The Court of Arbitration for Sport will hear the case of Ecuadorian footballer Byron Castillo tonight, who has been embroiled in a controversy regarding his nationality.
Castillo is a defender for the Ecuadorian national team and has been key to its World Cup qualification for Qatar 2022.
But discrepancies about his birth date and place of birth have caused a stir before the World Cup, to the extent that Ecuador faces the possibility of even being kicked out of the tournament.
What is the case about?
The case involves Byron Castillo, who played eight times for Ecuador in its qualifying campaign for the FIFA World Cup 2022. Ecuador won seven of its 18 games in the qualifiers, including a 2-0 win over Chile in November 2021.
In February 2022, Castillo’s nationality came under the scanner, but he was given a clean chit two months later.
In May, the Chilean Football Federation lodged a complaint regarding the same to FIFA and the consequence was the same.
However, in September, two publications Marca and Daily Mail revealed documents and audio tapes where the player talks about him being born in Colombia and his surreptitious entry into Ecuador.
They further revealed that he was born in 1995 and not in 1998, his real name was Bayron Javier Castillo Segura, which matched that on his Colombian birth certificate (revealed by Marca) and that he was brought into the country by an Ecuadorian businessman named Marco Zambrano.
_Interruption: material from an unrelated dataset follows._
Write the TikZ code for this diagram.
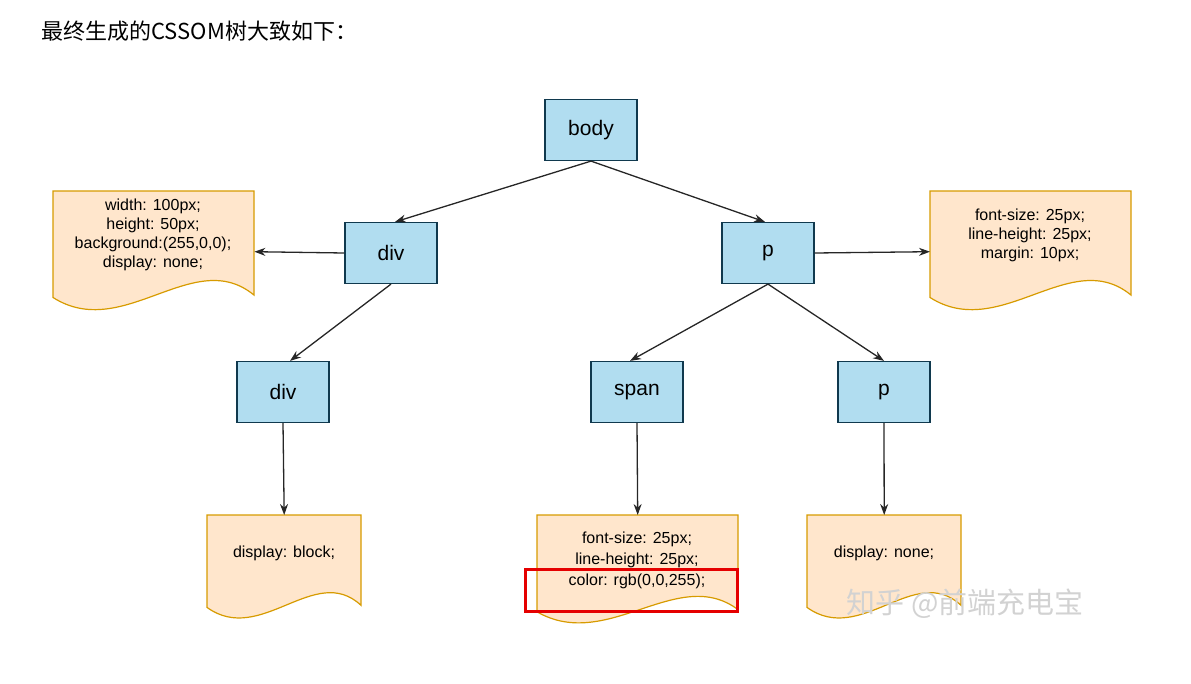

These details cemented the case against the defender and the Court of Arbitration for Sport will finally hear the case on November 4 and 5.
Can a player not represent a different country after being born in one?
Yes. Several footballers like Diego Costa (previously Brazil and then Spain), Apostolos Giannou (previously Greece and then Australia) and most recently Inaki Williams and Tariq Lamptey have switched nationalities.
Following are the rules for changing nationalities, as per FIFA:
The FIFA statutes state that “any person holding a permanent nationality that is not dependent on residence in a certain country is eligible to play for the representative teams of the association of that country.”
In the case of Castillo, that never happened.
He entered the country illegally (as per the investigative reports) and continued playing for Ecuador without revealing his Colombian roots.
Is this the first time he has been accused of fraud in nationalities?
No. This is the fifth time Castillo’s nationality has come under the scanner. Previously, he had been given clean chits by both the Ecuadorian Football Federation and the FIFA Appeals Committee in 2021 and 2022< respectively.
In 2019, he was charged with age fraud and falsifying birth documents in his early days with the Ecuadorian club Barcelona SC and was kicked out of the U-20 national side.
However, in all cases, he – defended by Zambrano – has come out clean.
How does the CAS handle the case?
The Court of Arbitration of Sport usually has three judges, before whom the case is submitted. Under the ordinary procedure, each party chooses one arbitrator from the CAS list and then, the two designated arbitrators agree on who will be the president of the panel.
Accordingly, the case is handled.
Has any other country seen a similar case?
Yes. In 2014, Syria, which had fielded an ineligible player (who was not named by FIFA), was disqualified by FIFA from playing in the third round of World Cup qualifiers.
Tajikistan, which had lost to the Syrians, had taken its place instead.
When is the Castillo hearing?
The case, Chilean Football Federation vs Ecuadorian Football Federation, Byron David Castillo Segura and FIFA, is scheduled for a hearing on November 4 and 5, 2022.
What can be the consequence of the ruling?
If Castillo is found guilty, Ecuador will be kicked out of the World Cup and either Chile or Peru will take its place. It remains to be seen which of the two makes the cut.
If all eight World Cup qualifier matches – where Castillo played – are considered forfeited, Chile would finish fourth, qualifying for the World Cup.
But, if that is not the case, Peru, which finished fifth in the qualifiers, just below Ecuador – would make it to Qatar.